Court's Reasoning on the RESPA Claims

In evaluating the claims under the Real Estate Settlement Procedures Act (RESPA), the court noted several deficiencies in the plaintiffs' allegations. The plaintiffs contended that the defendants violated RESPA by failing to provide mortgage statements, not notifying them of the transfer of loan servicing, and obstructing their ability to pursue loss mitigation options. However, the court found that the plaintiffs had not submitted a "qualified written request," as required under RESPA, which is essential for asserting claims related to the failure to provide information. The court also ruled that while the plaintiffs could seek damages for the lack of notification regarding the servicing transfer, they failed to demonstrate any actual damages resulting from this failure. Additionally, the court observed that RESPA does not impose an obligation on servicers to provide specific loss mitigation options, thereby negating the plaintiffs’ claims regarding obstruction. Consequently, the court dismissed Count Two in its entirety, citing the inadequacy of the allegations and the lack of a legal basis for the claims.

Court's Reasoning on TILA Violations

The court assessed the plaintiffs' claims under the Truth in Lending Act (TILA) and found them lacking in both merit and timeliness. The plaintiffs argued that the defendants failed to notify them of the mortgage servicing transfer, which they claimed violated TILA. However, the court explained that TILA requires notification of ownership of the debt rather than servicing transfers, and thus, the plaintiffs' allegations did not meet the necessary legal standards for a claim. Moreover, since the transfer occurred in August 2021 and the plaintiffs did not initiate their lawsuit until February 2023, the court found that the claim was time-barred by TILA's one-year statute of limitations. Additionally, the plaintiffs claimed that the defendants improperly activated the Ability-to-Repay test on them, but the court noted that TILA does not prohibit creditors from assessing a borrower's ability to repay a mortgage, which further undermined their claim. As a result, the court dismissed Count Three, concluding that the plaintiffs failed to state a valid claim under TILA.

Court's Reasoning on Dodd-Frank Act Violations

The court examined the plaintiffs' allegations under the Dodd-Frank Act, particularly focusing on the claim of dual tracking during their attempts to secure a loan modification. The plaintiffs asserted that the defendants engaged in dual tracking by continuing foreclosure proceedings while they sought home retention options. However, the court highlighted that the plaintiffs did not plead that they submitted a complete loss mitigation application, which is a prerequisite for invoking the dual tracking provisions under Regulation X implemented by the Dodd-Frank Act. The court also noted that the plaintiffs explicitly stated they had not been offered a loss mitigation application, which further weakened their claim. The court, therefore, found that the plaintiffs failed to establish a factual basis for their allegations under the Dodd-Frank Act, leading to the dismissal of Count Four.

Court's Reasoning on Constitutional Claims

In addressing the plaintiffs' constitutional claims under the Fifth and Fourteenth Amendments, the court found that these claims were fundamentally flawed.
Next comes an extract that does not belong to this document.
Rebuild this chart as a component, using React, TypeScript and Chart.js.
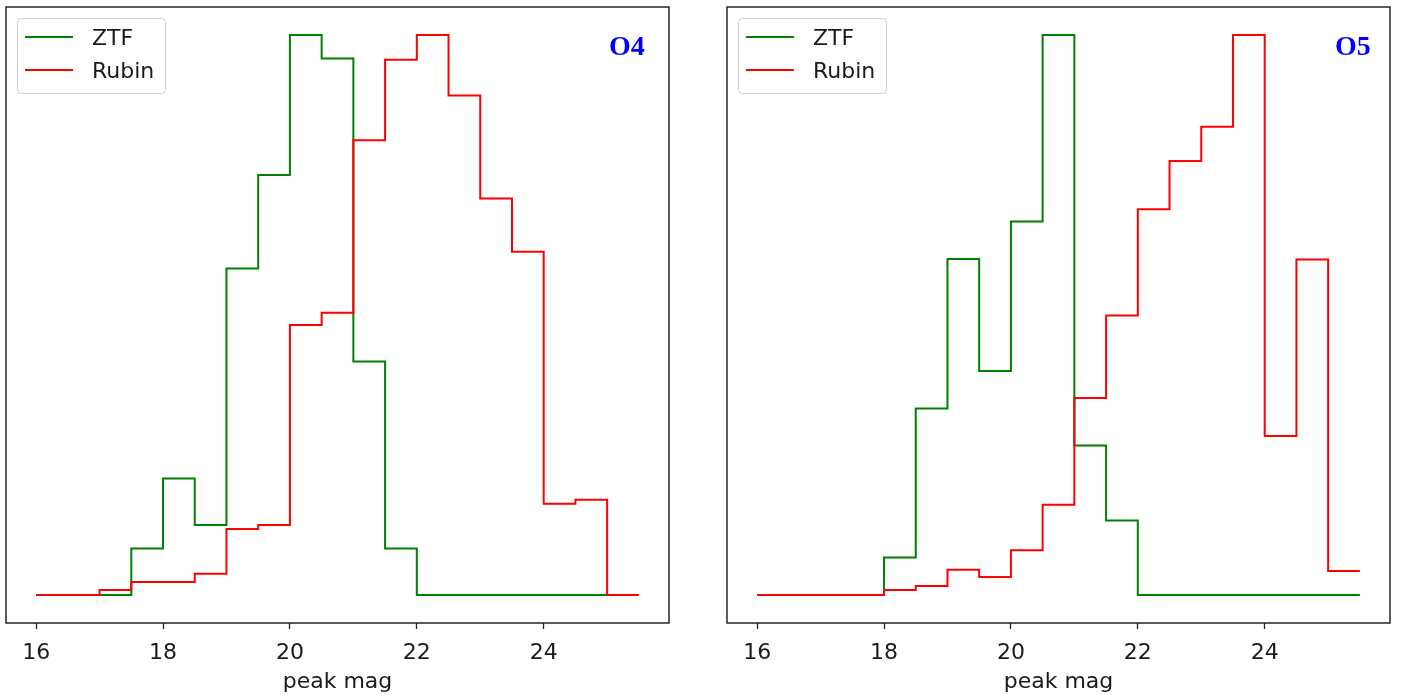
import React, { useEffect, useRef } from "react";
import { Chart, registerables } from "chart.js";

Chart.register(...registerables);

// Histogram bin edges (peak magnitude)
const binEdges = [16, 16.5, 17, 17.5, 18, 18.5, 19, 19.5, 20, 20.5, 21, 21.5, 22, 22.5, 23, 23.5, 24, 24.5, 25, 25.5];
const xTickValues = [16, 18, 20, 22, 24];
const seriesNames = ["ZTF", "Rubin"];
const panelLabels = ["O4", "O5"];

// Relative bin heights (peak = 100), one value per bin starting at binEdges[0]
const o4Ztf = [0, 0, 0, 8.3, 20.8, 12.5, 58.3, 75, 100, 95.8, 41.7, 8.3, 0, 0, 0, 0, 0, 0];
const o4Rubin = [0, 0, 0.9, 2.3, 2.3, 3.8, 11.8, 12.5, 48.2, 50.4, 81.2, 95.6, 100, 89.2, 70.8, 61.3, 16.3, 17.0, 0];
const o5Ztf = [0, 0, 0, 0, 6.7, 33.3, 60, 40, 66.7, 100, 26.7, 13.3, 0, 0, 0, 0, 0, 0, 0];
const o5Rubin = [0, 0, 0, 0, 0.9, 1.6, 4.5, 3.2, 8.0, 16.1, 35.2, 49.9, 68.9, 77.5, 83.6, 100, 28.4, 59.9, 4.3];

const GREEN = "#008000";
const RED = "#ff0000";
const TEXT = "#1a1a1a";
const FONT = "'DejaVu Sans', sans-serif";

function stepPoints(vals: number[]) {
  const pts = vals.map((v, i) => ({ x: binEdges[i], y: v }));
  pts.push({ x: binEdges[vals.length], y: vals[vals.length - 1] });
  return pts;
}

const panelPlugin = {
  id: "panelDecor",
  afterDraw(chart: any) {
    const opts = chart.options.plugins.panelDecor;
    const { ctx, chartArea } = chart;
    const { left, top, right, bottom } = chartArea;
    ctx.save();
    // frame
    ctx.strokeStyle = "#262626";
    ctx.lineWidth = 1.5;
    ctx.strokeRect(left, top, right - left, bottom - top);

    // legend
    const bx = left + 11.5, by = top + 11.5, bw = 148, bh = 75;
    ctx.beginPath();
    const r = 4;
    ctx.moveTo(bx + r, by);
    ctx.lineTo(bx + bw - r, by);
    ctx.quadraticCurveTo(bx + bw, by, bx + bw, by + r);
    ctx.lineTo(bx + bw, by + bh - r);
    ctx.quadraticCurveTo(bx + bw, by + bh, bx + bw - r, by + bh);
    ctx.lineTo(bx + r, by + bh);
    ctx.quadraticCurveTo(bx, by + bh, bx, by + bh - r);
    ctx.lineTo(bx, by + r);
    ctx.quadraticCurveTo(bx, by, bx + r, by);
    ctx.closePath();
    ctx.fillStyle = "rgba(255,255,255,0.8)";
    ctx.fill();
    ctx.strokeStyle = "#cccccc";
    ctx.lineWidth = 1;
    ctx.stroke();

    const items = [
      { name: seriesNames[0], color: GREEN, y: top + 30 },
      { name: seriesNames[1], color: RED, y: top + 63 },
    ];
    ctx.font = `22px ${FONT}`;
    ctx.textBaseline = "middle";
    ctx.textAlign = "left";
    for (const it of items) {
      ctx.strokeStyle = it.color;
      ctx.lineWidth = 2;
      ctx.beginPath();
      ctx.moveTo(left + 19, it.y);
      ctx.lineTo(left + 67, it.y);
      ctx.stroke();
      ctx.fillStyle = TEXT;
      ctx.fillText(it.name, left + 86, it.y + 2);
    }

    // panel label
    ctx.font = "bold 28px 'Liberation Serif', 'Times New Roman', serif";
    ctx.fillStyle = "#0000ff";
    ctx.textBaseline = "alphabetic";
    ctx.fillText(opts.label, left + opts.labelX, top + 48);
    ctx.restore();
  },
};

function makeConfig(ztf: number[], rubin: number[], label: string, labelX: number, padLeft: number, padRight: number) {
  return {
    type: "line" as const,
    data: {
      datasets: [
        {
          label: seriesNames[1],
          data: stepPoints(rubin),
          borderColor: RED,
          borderWidth: 2,
          pointRadius: 0,
          stepped: "before" as const,
          fill: false,
          order: 0,
          borderJoinStyle: "miter" as const,
        },
        {
          label: seriesNames[0],
          data: stepPoints(ztf),
          borderColor: GREEN,
          borderWidth: 2,
          pointRadius: 0,
          stepped: "before" as const,
          fill: false,
          order: 1,
          borderJoinStyle: "miter" as const,
        },
      ],
    },
    options: {
      animation: false,
      responsive: false,
      devicePixelRatio: 1,
      layout: { padding: { left: padLeft, top: 7, right: padRight, bottom: 0 } },
      plugins: {
        legend: { display: false },
        tooltip: { enabled: false },
        panelDecor: { label, labelX },
      },
      scales: {
        x: {
          type: "linear",
          min: 15.525,
          max: 25.975,
          afterBuildTicks: (s: any) => {
            s.ticks = xTickValues.map((v) => ({ value: v }));
          },
          afterFit: (s: any) => {
            s.height = 72;
          },
          ticks: {
            font: { family: FONT, size: 22 },
            color: TEXT,
            padding: 11,
            maxRotation: 0,
            callback: (v: any) => String(v),
          },
          grid: {
            display: true,
            drawOnChartArea: false,
            drawTicks: true,
            tickLength: 6,
            tickColor: "#262626",
            tickWidth: 1.3,
          },
          border: { display: false },
          title: {
            display: true,
            text: "peak mag",
            font: { family: FONT, size: 22 },
            color: TEXT,
            padding: { top: 0, bottom: 0 },
          },
        },
        y: {
          type: "linear",
          display: false,
          min: -5,
          max: 105,
        },
      },
    },
    plugins: [panelPlugin],
  };
}

function Panel(props: { ztf: number[]; rubin: number[]; label: string; labelX: number; left: number; width: number; padLeft: number; padRight: number }) {
  const ref = useRef<HTMLCanvasElement | null>(null);
  useEffect(() => {
    if (!ref.current) return;
    const chart = new Chart(ref.current, makeConfig(props.ztf, props.rubin, props.label, props.labelX, props.padLeft, props.padRight) as any);
    return () => chart.destroy();
  }, []);
  return (
    <canvas
      ref={ref}
      width={props.width}
      height={695}
      style={{ position: "absolute", left: props.left, top: 0, width: props.width, height: 695, display: "block" }}
    />
  );
}

export default function App() {
  return (
    <div style={{ position: "absolute", left: 0, top: 0, width: 1410, height: 695, background: "#fff" }}>
      <Panel ztf={o4Ztf} rubin={o4Rubin} label={panelLabels[0]} labelX={603} left={0} width={700} padLeft={6} padRight={31} />
      <Panel ztf={o5Ztf} rubin={o5Rubin} label={panelLabels[1]} labelX={608} left={700} width={710} padLeft={27} padRight={20} />
    </div>
  );
}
The plaintiffs alleged violations stemming from state court procedures, specifically regarding improper e-filing and case assignments, which they argued hindered their ability to seek relief. However, the court determined that the Fifth Amendment applies only to federal actors, while the Fourteenth Amendment governs the actions of state actors, and the defendants in this case were private entities. As such, the court ruled that the constitutional claims did not meet the necessary legal thresholds for redress. Additionally, the court noted that the plaintiffs' claims concerning the lack of a state-mandated settlement conference also failed, as the defendants were not state actors. Consequently, the court dismissed Counts Five and Six, affirming the lack of a viable constitutional claim against the defendants.
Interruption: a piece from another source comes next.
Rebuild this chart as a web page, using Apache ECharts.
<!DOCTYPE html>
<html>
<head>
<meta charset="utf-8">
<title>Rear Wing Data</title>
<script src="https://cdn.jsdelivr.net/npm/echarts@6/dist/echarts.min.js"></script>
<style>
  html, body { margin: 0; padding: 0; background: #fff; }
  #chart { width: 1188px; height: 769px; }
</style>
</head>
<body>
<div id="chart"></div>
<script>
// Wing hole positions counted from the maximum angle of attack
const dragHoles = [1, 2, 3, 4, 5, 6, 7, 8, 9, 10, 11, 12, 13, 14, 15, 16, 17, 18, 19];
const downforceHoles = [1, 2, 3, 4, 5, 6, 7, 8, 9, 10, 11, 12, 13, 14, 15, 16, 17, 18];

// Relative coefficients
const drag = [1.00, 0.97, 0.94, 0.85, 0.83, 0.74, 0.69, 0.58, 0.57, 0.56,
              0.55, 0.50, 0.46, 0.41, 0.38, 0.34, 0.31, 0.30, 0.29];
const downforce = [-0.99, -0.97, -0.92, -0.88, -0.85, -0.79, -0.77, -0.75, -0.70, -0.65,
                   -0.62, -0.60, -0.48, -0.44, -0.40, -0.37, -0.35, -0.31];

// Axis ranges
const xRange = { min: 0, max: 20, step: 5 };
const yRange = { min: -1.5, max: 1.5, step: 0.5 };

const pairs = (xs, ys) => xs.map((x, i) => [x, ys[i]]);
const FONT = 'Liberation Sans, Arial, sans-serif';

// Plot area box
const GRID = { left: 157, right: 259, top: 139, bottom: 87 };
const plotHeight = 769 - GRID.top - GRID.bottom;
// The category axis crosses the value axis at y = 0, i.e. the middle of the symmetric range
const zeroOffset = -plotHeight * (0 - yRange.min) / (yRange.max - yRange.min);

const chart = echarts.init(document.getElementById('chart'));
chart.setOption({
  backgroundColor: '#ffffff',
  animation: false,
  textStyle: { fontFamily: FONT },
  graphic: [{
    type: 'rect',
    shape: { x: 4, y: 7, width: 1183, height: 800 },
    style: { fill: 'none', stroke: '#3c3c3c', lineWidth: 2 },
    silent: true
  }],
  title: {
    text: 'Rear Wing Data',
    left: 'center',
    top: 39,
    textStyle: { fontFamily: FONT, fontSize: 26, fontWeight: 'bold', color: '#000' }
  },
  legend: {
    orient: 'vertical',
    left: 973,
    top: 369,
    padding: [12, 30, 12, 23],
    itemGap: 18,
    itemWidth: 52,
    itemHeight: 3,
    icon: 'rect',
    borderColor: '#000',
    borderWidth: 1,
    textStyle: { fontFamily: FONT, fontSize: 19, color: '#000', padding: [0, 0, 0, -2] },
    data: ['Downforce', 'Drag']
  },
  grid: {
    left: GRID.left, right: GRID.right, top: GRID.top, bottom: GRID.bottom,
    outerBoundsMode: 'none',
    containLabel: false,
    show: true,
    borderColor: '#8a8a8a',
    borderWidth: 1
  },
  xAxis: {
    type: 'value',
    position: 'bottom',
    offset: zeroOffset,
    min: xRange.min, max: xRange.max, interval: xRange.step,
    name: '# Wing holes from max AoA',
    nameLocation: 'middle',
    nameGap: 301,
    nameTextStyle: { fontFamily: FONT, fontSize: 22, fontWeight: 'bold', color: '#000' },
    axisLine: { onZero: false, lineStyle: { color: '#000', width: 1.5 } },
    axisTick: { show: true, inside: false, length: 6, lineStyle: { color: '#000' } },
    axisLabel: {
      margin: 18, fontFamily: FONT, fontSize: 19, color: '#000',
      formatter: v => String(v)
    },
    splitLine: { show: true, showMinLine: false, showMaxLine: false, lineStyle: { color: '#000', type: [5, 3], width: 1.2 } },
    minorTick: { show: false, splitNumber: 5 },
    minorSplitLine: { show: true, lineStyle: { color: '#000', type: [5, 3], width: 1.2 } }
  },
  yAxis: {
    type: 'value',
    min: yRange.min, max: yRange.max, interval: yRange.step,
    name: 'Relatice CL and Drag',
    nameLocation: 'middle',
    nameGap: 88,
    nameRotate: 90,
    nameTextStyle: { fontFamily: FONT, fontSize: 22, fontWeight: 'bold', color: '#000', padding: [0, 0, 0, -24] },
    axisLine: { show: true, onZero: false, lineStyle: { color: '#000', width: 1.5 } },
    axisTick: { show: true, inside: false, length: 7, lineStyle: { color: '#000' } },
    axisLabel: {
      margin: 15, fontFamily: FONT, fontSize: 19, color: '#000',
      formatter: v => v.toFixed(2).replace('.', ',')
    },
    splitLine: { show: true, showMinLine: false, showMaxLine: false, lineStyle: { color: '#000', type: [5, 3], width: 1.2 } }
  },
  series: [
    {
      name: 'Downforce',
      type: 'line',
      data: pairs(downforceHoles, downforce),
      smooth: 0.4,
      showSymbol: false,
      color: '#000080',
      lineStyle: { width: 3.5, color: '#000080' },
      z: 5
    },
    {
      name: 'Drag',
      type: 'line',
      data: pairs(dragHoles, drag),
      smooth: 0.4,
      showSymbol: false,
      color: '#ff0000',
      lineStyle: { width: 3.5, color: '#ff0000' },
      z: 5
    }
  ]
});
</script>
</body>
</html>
Court's Reasoning on Claims Against Newrez

The court further assessed the claims against Newrez and determined that the plaintiffs had failed to provide any specific allegations demonstrating Newrez's involvement in the alleged violations. The only mention of Newrez in the plaintiffs' amended complaint was its acquisition of Caliber, which was insufficient to establish any actionable conduct by Newrez. The court emphasized that a plaintiff must demonstrate the connection between the defendant's actions and the claims being made. Given the absence of any factual basis for claims against Newrez, the court dismissed all claims against this defendant with prejudice. This conclusion underscored the necessity for plaintiffs to clearly articulate the involvement of each defendant in their alleged misconduct to maintain a viable legal claim.
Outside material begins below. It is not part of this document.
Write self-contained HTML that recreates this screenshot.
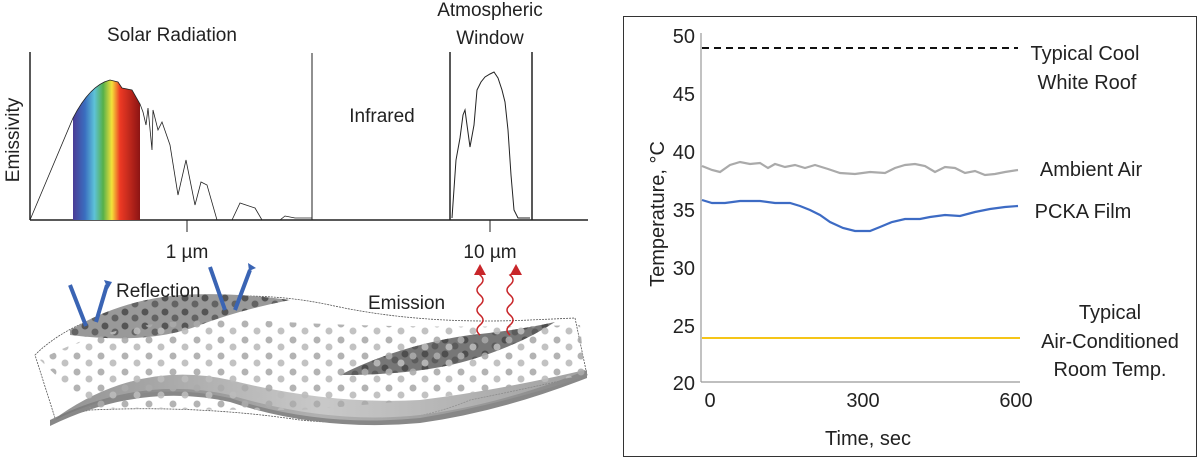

Court's Reasoning on Declaratory and Injunctive Relief

Finally, the court addressed the plaintiffs' requests for declaratory and injunctive relief, determining that these were not independent causes of action. The court clarified that such forms of relief are remedies sought in connection with substantive claims. Since the court had dismissed all of the plaintiffs' substantive claims, there was no basis to award any form of relief. The court also noted that the plaintiffs' substantive allegations related to actions taken after a state court judgment had been issued, which further complicated the issue of whether the claims might effectively challenge the state foreclosure action. Ultimately, the court concluded that, given the dismissal of all substantive claims, the requests for declaratory judgment and injunctive relief were without merit, leading to their dismissal as well.